Os jornais paulistas voltam a se ocupar das fortes chuvas e das enchentes que neste mês já fizeram quase duas dezenas de vítimas fatais. Novamente ocupam as primeiras páginas imagens fortes de cidadãos enfrentando a água imunda que cobre as ruas para tentar chegar ao trabalho ou voltar para suas casas.
Como sempre, os repórteres colhem depoimentos desalentados daqueles que são humilhados, dia sim, dia não, pelas circunstâncias da cidade onde tentam realizar seus sonhos. Como em todas as ocasiões anteriores, a imprensa faz o relato dos transtornos e dos danos, mas não consegue relacionar efeitos com causas.
A cobertura dos fatos é apenas parcial, pela impossibilidade de registrar todos os problemas que ocorrem na região metropolitana de uma cidade como São Paulo. Na Zona Leste da cidade, um bairro inteiro com mais de doze mil moradores permanece sob a lama há uma semana.
Nenhum jornal se dispôs a levantar a história daquela comunidade, construída numa região inabitável por meio de loteamentos clandestinos promovidos por um vereador.
Os limites
Os números das vítimas não são precisos, porque os agentes da defesa civil simplesmente não conseguem chegar a todos os lugares atingidos pelas enchentes. E a imprensa, como se sabe, é alimentada pelas planilhas das autoridades.
Além disso, falta sensibilidade aos jornalistas que contam o sofrimento da população. Mesmo retratada parcialmente, a situação deveria ser classificada como muito mais grave do que expressa a palavra ‘transtorno’, usada pela Folha de S.Paulo, por exemplo, na edição de quinta-feira (17/12).
Quem perde a casa, com todos os móveis e bens que custaram uma vida para conseguir, não pode estar sofrendo apenas ‘transtornos’.
Talvez faltem também palavras aos jornalistas. A cada nuvem escura que sobrevoa a cidade, repetem-se os jargões, como se a permanência do drama obstruísse a imaginação dos repórteres.
As chuvas que atingem as grandes cidades do Sudeste brasileiro expõem também os limites do jornalismo.
Sem explicações
Passadas duas semanas de tempestades intermitentes, os jornais seguem registrando recordes de índices pluviométricos.

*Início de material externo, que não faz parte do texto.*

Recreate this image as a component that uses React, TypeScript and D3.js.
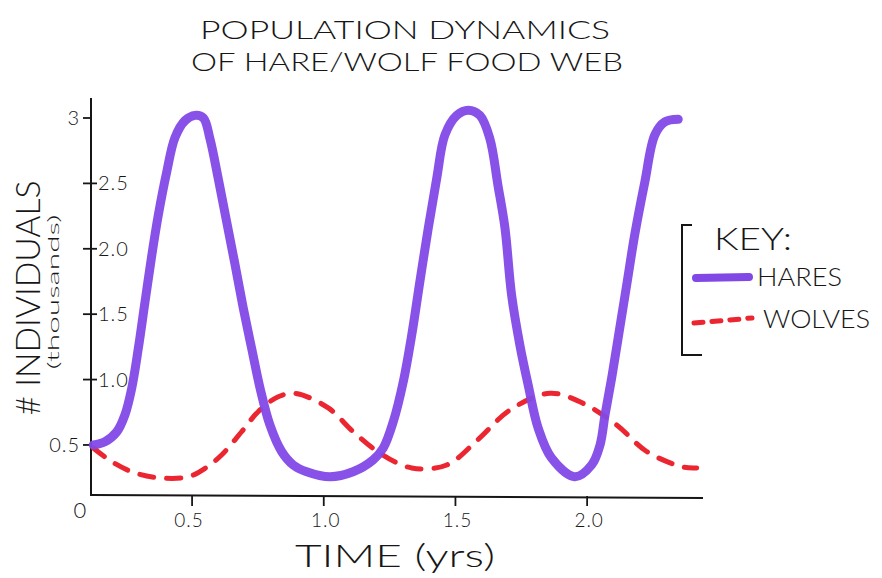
import React from 'react';
import * as d3 from 'd3';

// values (time in years, population in thousands)
const HARE_TIME = [
  0.125, 0.169, 0.214, 0.245, 0.271, 0.296, 0.321, 0.347, 0.372, 0.404, 0.435, 0.473,
  0.511, 0.543, 0.568, 0.599, 0.631, 0.663, 0.694, 0.726, 0.758, 0.796, 0.84, 0.884,
  0.935, 1.024, 1.111, 1.187, 1.226, 1.264, 1.302, 1.334, 1.365, 1.397, 1.429, 1.46,
  1.505, 1.549, 1.593, 1.631, 1.661, 1.688, 1.713, 1.745, 1.776, 1.814, 1.865, 1.953,
  2.017, 2.049, 2.068, 2.093, 2.118, 2.15, 2.181, 2.219, 2.257, 2.295, 2.346,
];
const HARES = [
  0.5, 0.525, 0.6, 0.73, 0.935, 1.24, 1.59, 1.95, 2.26, 2.59, 2.85, 2.98,
  3.02, 3.0, 2.84, 2.54, 2.21, 1.88, 1.55, 1.24, 0.935, 0.65, 0.45, 0.347,
  0.295, 0.257, 0.295, 0.385, 0.477, 0.678, 0.984, 1.34, 1.75, 2.16, 2.54, 2.87,
  3.02, 3.06, 3.02, 2.84, 2.49, 2.16, 1.65, 1.26, 0.96, 0.63, 0.4, 0.257,
  0.347, 0.5, 0.73, 1.01, 1.32, 1.72, 2.11, 2.51, 2.87, 2.97, 2.99,
];

const WOLF_TIME = [
  0.125, 0.195, 0.283, 0.385, 0.486, 0.549, 0.612, 0.688, 0.751, 0.827, 0.894, 1.017,
  1.112, 1.213, 1.334, 1.467, 1.584, 1.707, 1.859, 1.985, 2.112, 2.226, 2.365, 2.416,
];
const WOLVES = [
  0.477, 0.372, 0.286, 0.247, 0.257, 0.321, 0.423, 0.601, 0.754, 0.869, 0.893, 0.783,
  0.601, 0.438, 0.324, 0.347, 0.538, 0.767, 0.895, 0.818, 0.653, 0.45, 0.331, 0.324,
];

const X_TICKS = [0.5, 1.0, 1.5, 2.0];
const X_TICK_LABELS = ['0.5', '1.0', '1.5', '2.0'];
const Y_TICKS = [3, 2.5, 2.0, 1.5, 1.0, 0.5];
const Y_TICK_LABELS = ['3', '2.5', '2.0', '1.5', '1.0', '0.5'];

const TITLE = ['POPULATION DYNAMICS', 'OF  HARE/WOLF FOOD WEB'];
const LEGEND = ['HARES', 'WOLVES'];

const width = 882;
const height = 578;

const HARE_COLOR = '#8248e6';
const WOLF_COLOR = '#ec2630';
const INK = '#161616';
const FONT = 'Lato, "DejaVu Sans", sans-serif';

const x = d3.scaleLinear().domain([0.12, 2.44]).range([92, 703]);
const y = d3.scaleLinear().domain([0.125, 3]).range([494, 118]);

const line = d3.line<[number, number]>()
  .x(d => x(d[0]))
  .y(d => y(d[1]))
  .curve(d3.curveCatmullRom.alpha(0.5));

const App = () => {
  const hares = HARE_TIME.map((t, i) => [t, HARES[i]] as [number, number]);
  const wolves = WOLF_TIME.map((t, i) => [t, WOLVES[i]] as [number, number]);
  const x0 = x.range()[0];
  const x1 = x.range()[1];
  const y0 = y.range()[0];

  return (
    <svg width={width} height={height} style={{ position: 'absolute', left: 0, top: 0, background: '#fff' }}
      fontFamily={FONT} fill={INK}>
      {/* title */}
      <text x={405} y={39} textAnchor='middle' fontSize={26} fontWeight={300}
        textLength={410} lengthAdjust='spacingAndGlyphs'>{TITLE[0]}</text>
      <text x={407} y={71} textAnchor='middle' fontSize={26} fontWeight={300}
        textLength={432} lengthAdjust='spacingAndGlyphs'>{TITLE[1]}</text>

      {/* axes */}
      <line x1={x0 - 1} y1={98} x2={x0 - 1} y2={y0 + 2} stroke={INK} strokeWidth={2} />
      <line x1={x0 - 1} y1={y0 + 1} x2={x1} y2={y0 + 4} stroke={INK} strokeWidth={2} />

      {Y_TICKS.map((v, i) => {
        const left = v === 3 || v === 0.5;
        return (
          <g key={v}>
            <line x1={x0 - 9} x2={left ? x0 - 1 : x0 + 5} y1={y(v)} y2={y(v)} stroke={INK} strokeWidth={1.8} />
            <text x={left ? x0 - 12 : x0 + 6} y={y(v) + 7} textAnchor={left ? 'end' : 'start'}
              fontSize={20} fontWeight={300} letterSpacing={1}>{Y_TICK_LABELS[i]}</text>
          </g>
        );
      })}
      <text x={x0 - 12} y={518} textAnchor='middle' fontSize={22} fontWeight={300}>0</text>

      {X_TICKS.map((v, i) => (
        <g key={v}>
          <line x1={x(v)} x2={x(v)} y1={y0 + 2} y2={y0 + 12} stroke={INK} strokeWidth={1.8} />
          <text x={x(v) - (i === 0 ? 3 : -2)} y={527} textAnchor='middle' fontSize={19} fontWeight={300}
            letterSpacing={1}>{X_TICK_LABELS[i]}</text>
        </g>
      ))}

      {/* axis titles */}
      <text x={395} y={567} textAnchor='middle' fontSize={32} fontWeight={300}
        textLength={200} lengthAdjust='spacingAndGlyphs'>TIME (yrs)</text>
      <text transform='translate(40,298) rotate(-90)' textAnchor='middle' fontSize={34} fontWeight={300}
        textLength={235} lengthAdjust='spacingAndGlyphs'># INDIVIDUALS</text>
      <text transform='translate(59,292) rotate(-90)' textAnchor='middle' fontSize={16} fontWeight={300}
        textLength={155} lengthAdjust='spacingAndGlyphs'>(thousands)</text>

      {/* series */}
      <path d={line(wolves) ?? ''} fill='none' stroke={WOLF_COLOR} strokeWidth={5}
        strokeDasharray='14 13' strokeLinecap='round' />
      <path d={line(hares) ?? ''} fill='none' stroke={HARE_COLOR} strokeWidth={9}
        strokeLinecap='round' strokeLinejoin='round' opacity={0.95} />

      {/* key */}
      <path d='M692,225 L682,225 L682,355 L702,355' fill='none' stroke={INK} strokeWidth={2} />
      <text x={714} y={250} fontSize={32} fontWeight={300} textLength={78}
        lengthAdjust='spacingAndGlyphs'>KEY:</text>
      <line x1={696} x2={749} y1={278} y2={277} stroke={HARE_COLOR} strokeWidth={8} strokeLinecap='round' />
      <text x={757} y={286} fontSize={26} fontWeight={300} textLength={85}
        lengthAdjust='spacingAndGlyphs'>{LEGEND[0]}</text>
      <line x1={694} x2={752} y1={323} y2={318} stroke={WOLF_COLOR} strokeWidth={5}
        strokeDasharray='9 9' strokeLinecap='round' />
      <text x={763} y={328} fontSize={26} fontWeight={300} textLength={107}
        lengthAdjust='spacingAndGlyphs'>{LEGEND[1]}</text>
    </svg>
  );
};

export default App;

Quase todos os dias chove certa porcentagem acima do que supostamente deveria chover em tais ou quais períodos. E parece não existir ninguém capaz de relacionar efeitos a causas.
Dezenas de entrevistados citam as mudanças climáticas e autoridades empurram a culpa para o santo fundador da igreja católica. Urbanistas se referem à falta de planejamento das nossas cidades, mas nenhum jornal se dispôs a abrir o mapa e revelar os erros que ainda hoje estão agravando o problema.
Na terça-feira (15/12), a Rede Record de televisão transmitiu uma reportagem na qual três motoristas foram acompanhados em sua travessia da avenida Marginal do Tietê, num dia de chuva. Foram três horas de percurso, e o resumo da façanha revela claramente que o alargamento das pistas não irá solucionar o problema. Pelo contrário: especialistas já citados pela imprensa afirmam que as obras em andamento vão piorar o trânsito e espalhar a água contaminada do rio para novas vítimas que não têm sido afetadas pelas últimas inundações.
Os jornais não conseguiram ainda produzir um retrato por inteiro do problema, e fogem da hipótese de estar sendo construída às margens do Tietê uma verdadeira barragem longitudinal que pode dar mais espaço aos automóveis, mas tem grandes possibilidades de agravar o efeito das chuvas.
Ninguém mais contesta o equívoco da escolha feita décadas atrás, de estimular o transporte individual em detrimento do sistema coletivo. Mas hoje, quando não restam dúvidas quanto à necessidade de reverter essa escolha, é quase incompreensível que a imprensa siga fugindo da responsabilidade de questionar certas escolhas dos governantes.
Assim como na questão climática, esta é a geração que ainda pode evitar o caos urbano e entregar cidades melhores para as gerações seguintes.